Leadership Simplified: Doug Van Dyke


Six Rules for Solving Workplace Problems

Volume: March 2014


By Doug Van Dyke, Leadership Simplified, www.leadershipsimplified.com

Gerald is a seasoned leader who manages 16 professionals. He has two team members who are supervisors, so he has some management support. Like so many teams, 20% of Gerald’s people are performance superstars. About 70% of the team meets the expectations of their job. The remaining 10%, however, are problem-children. Sometimes their performance is sub-standard. Other times their behavior is disruptive. The matrix organization that Gerald’s team is a part of is vibrant and growing, and experiencing rapid change. While the organizational change that is occurring holds many positives, it is not without hiccups along the way. In other words, the workplace in which Gerald leads is fast-paced, complicated, achievement-oriented, and fraught with problems (from time-to-time).
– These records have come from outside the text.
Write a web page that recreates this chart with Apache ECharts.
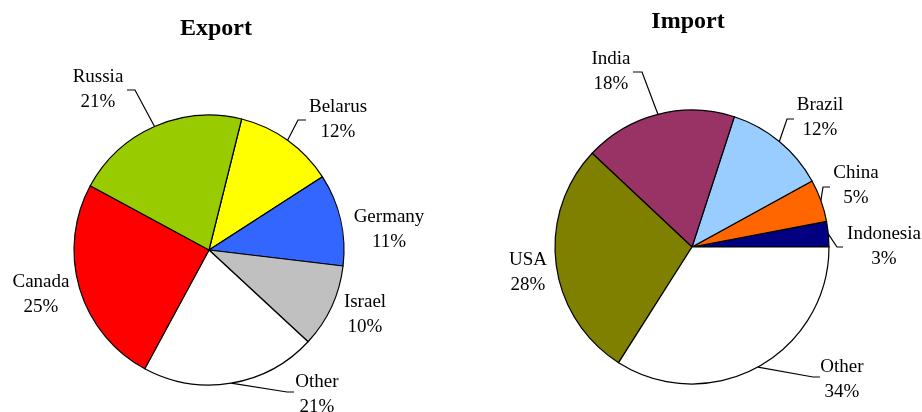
<!DOCTYPE html>
<html>
<head>
<meta charset="utf-8">
<script src="https://cdn.jsdelivr.net/npm/echarts@6/dist/echarts.min.js"></script>
<style>
  html, body { margin: 0; padding: 0; background: #fff; }
  #main { width: 922px; height: 412px; }
</style>
</head>
<body>
<div id="main"></div>
<script>
// data
var exportNames = ['Belarus', 'Germany', 'Israel', 'Other', 'Canada', 'Russia'];
var exportValues = [12, 11, 10, 21, 25, 21];
var importNames = ['Indonesia', 'China', 'Brazil', 'India', 'USA', 'Other'];
var importValues = [3, 5, 12, 18, 28, 34];

// styles
var exportColors = ['#ffff00', '#3366ff', '#c0c0c0', '#ffffff', '#ff0000', '#99cc00'];
var importColors = ['#000080', '#ff6600', '#99ccff', '#993366', '#808000', '#ffffff'];
var serif = '"Times New Roman", "Liberation Serif", serif';

// label placement: [centerX, centerY, bendX, bendY, endX, endY] (no line when bend is null)
var exportLabelPos = [
  [338, 120, 298, 120, 306, 120],
  [389, 230, null],
  [365, 315, null],
  [317, 395, 287, 392, 294, 392],
  [41, 295, null],
  [98, 90, 135, 90, 127, 90]
];
var importLabelPos = [
  [884, 247, 837, 247, 843, 247],
  [856, 186, 823, 187, 830, 187],
  [820, 118, 787, 119, 794, 119],
  [611, 72, 642, 72, 633, 72],
  [528, 273, null],
  [842, 380, 813, 377, 820, 377]
];

function buildData(names, values, colors, pos) {
  return names.map(function (n, i) {
    return {
      name: n,
      value: values[i],
      itemStyle: { color: colors[i] },
      labelLine: { show: pos[i][2] != null }
    };
  });
}

function makeLayout(pos) {
  return function (params) {
    var p = pos[params.dataIndex];
    var res = { x: p[0], y: p[1], align: 'center', verticalAlign: 'middle' };
    if (p[2] != null && params.labelLinePoints) {
      res.labelLinePoints = [params.labelLinePoints[0], [p[2], p[3]], [p[4], p[5]]];
    }
    return res;
  };
}

var seriesBase = {
  type: 'pie',
  avoidLabelOverlap: false,
  animation: false,
  silent: true,
  itemStyle: { borderColor: '#000', borderWidth: 1.2 },
  label: {
    show: true,
    position: 'outside',
    formatter: '{b}\n{c}%',
    color: '#000',
    fontFamily: serif,
    fontSize: 19,
    lineHeight: 25,
    align: 'center'
  },
  labelLine: { show: true, length: 10, length2: 10, lineStyle: { color: '#000', width: 1.2 } }
};

var chart = echarts.init(document.getElementById('main'));
var option = {
  backgroundColor: '#fff',
  title: [
    { text: 'Export', left: 211, top: 12, textAlign: 'center',
      textStyle: { fontFamily: serif, fontWeight: 'bold', fontSize: 24, color: '#000' } },
    { text: 'Import', left: 683, top: 5, textAlign: 'center',
      textStyle: { fontFamily: serif, fontWeight: 'bold', fontSize: 24, color: '#000' } }
  ],
  series: [
    Object.assign({}, seriesBase, {
      name: 'Export',
      center: [209, 250],
      radius: 135,
      startAngle: 76,
      clockwise: true,
      data: buildData(exportNames, exportValues, exportColors, exportLabelPos),
      labelLayout: makeLayout(exportLabelPos)
    }),
    Object.assign({}, seriesBase, {
      name: 'Import',
      center: [692, 247],
      radius: 137,
      startAngle: 0,
      clockwise: false,
      data: buildData(importNames, importValues, importColors, importLabelPos),
      labelLayout: makeLayout(importLabelPos)
    })
  ]
};
chart.setOption(option);
</script>
</body>
</html>
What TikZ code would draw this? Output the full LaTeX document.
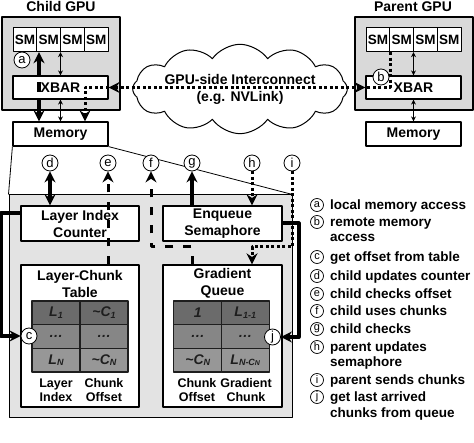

At one point in his career, Gerald used to shrug his shoulders when faced with problems. In fact, one of the first questions he would ask was “Who screwed up this time?” While there was some levity to Gerald’s comment, it also set the tone for a witch hunt. It is common for leaders to seek to identify the person or group who caused a problem in the workplace. Often times, a better course of action is to engage in a problem-solving process. Over the years, Gerald created six rules for solving workplace problems.

  1. Keep calm and carry on. Everyone messes up once in a while. Sometimes people need a free pass, while other times progressive discipline is required. Do not start a witch hunt when faced with a problem situation. Remain as calm as possible and seek to find the root cause of the issue.

  3. Practice self-control. This really pertains to the first item, however, it deserves to be highlighted. Before Gerald was a leader he had the luxury of jumping to conclusions and engaging in finger-pointing. Well, a funny thing happened along the way to great leadership. Gerald lost all sorts of “rights.” Gerald read a great piece on leadership that Colin Powell wrote a dozen years ago. Powell stated that leaders lose the right to be one of the crowd, and to slam their door, and to choose favorites, etc. As Gerald experienced the process of losing these rights, he actually elevated his level of self-control. Gerald believes strongly that when a problem sends a workgroup into chaos it is because the leader of the group does not possess sufficient self-control.  

  5. Be conversational not interrogational. When Gerald was a newer leader and a problem would occur, he would turn into a fact-finding machine and start firing questions: “What,” “How,” “Why?” While all of Gerald’s questions were open-ended in nature, his tone of voice was often accusatory. As a result, Gerald’s questions would be answered with minimal information because people were anxious for the interrogation to end. Over time, Gerald softened his tone of voice in an effort to come across as more conversational. In addition, he began to start his open-ended questions with phrases such as: “Tell me about,” “Share with me,” and “Help me understand.” Gerald’s conversational approach has delivered significantly better results. Not only from a problem-solving standpoint, but also from a long-term rapport standpoint. Gerald now leaves little wreckage in his wake during the problem-solving process.  

  7. Collaborate don’t conflict. Early in his leadership career, when problems were caused by another area of the company, Gerald would get fired up and embrace a mindset of “Us versus Them.” While this brought short-term satisfaction to Gerald and his team, he learned that this behavior fostered long-term conflict. Invariably Gerald’s team would cause a problem, and other areas of the organization would be quick to jump on their folly. These days, Gerald seeks to collaborate with other areas of the organization. In fact, when Gerald’s team uncovers a problem caused by another area of the company, they reach out and offer to work with their colleagues to resolve the issue. There is no finger-pointing, rather, there is professional communication and collaborative action.

  9. Enhance the process. Years ago, Gerald read an article entitled The Process of Winning. It highlighted how Nick Saban, the football coach of Alabama is focused less on winning and more on processes. Gerald embraced some of the concepts of the article. As a result, after his team experiences and resolves a problem, they examine their process and determine what needs to be enhanced. Gerald has helped his team become process-focused. Not so that they are robotic in the workplace. Rather, so that they can easily self-examine and continually raise their bar of excellence.  

  11. Communicate the culture. It has taken Gerald years to refine his problem-solving best practices. In addition, he is committed to having his entire team embrace a logical, cool-headed means to problem-solving. As such, Gerald seeks to lead by example and to share the expectation that his team will be good problem-solvers. In other words, Gerald strives to make effective problem-solving part of the culture of his organization. While problem-solving can be part of a strategy, Gerald has come to realize that the culture of an organization trumps strategy every day.


Bottom Line: When problems occur in the workplace, emotions are easily stirred. The best leaders are able to maintain self-control during times of crisis. They do not go on witch hunts and they seek to be collaborative with other areas of the organization. Good leaders also ask great questions. In the process, they come across as conversational as opposed to interrogational. Lastly, solid leaders nurture the culture of their organizations. They communicate the importance of level-headed problem-solving, and execute problem-solving in a practical way.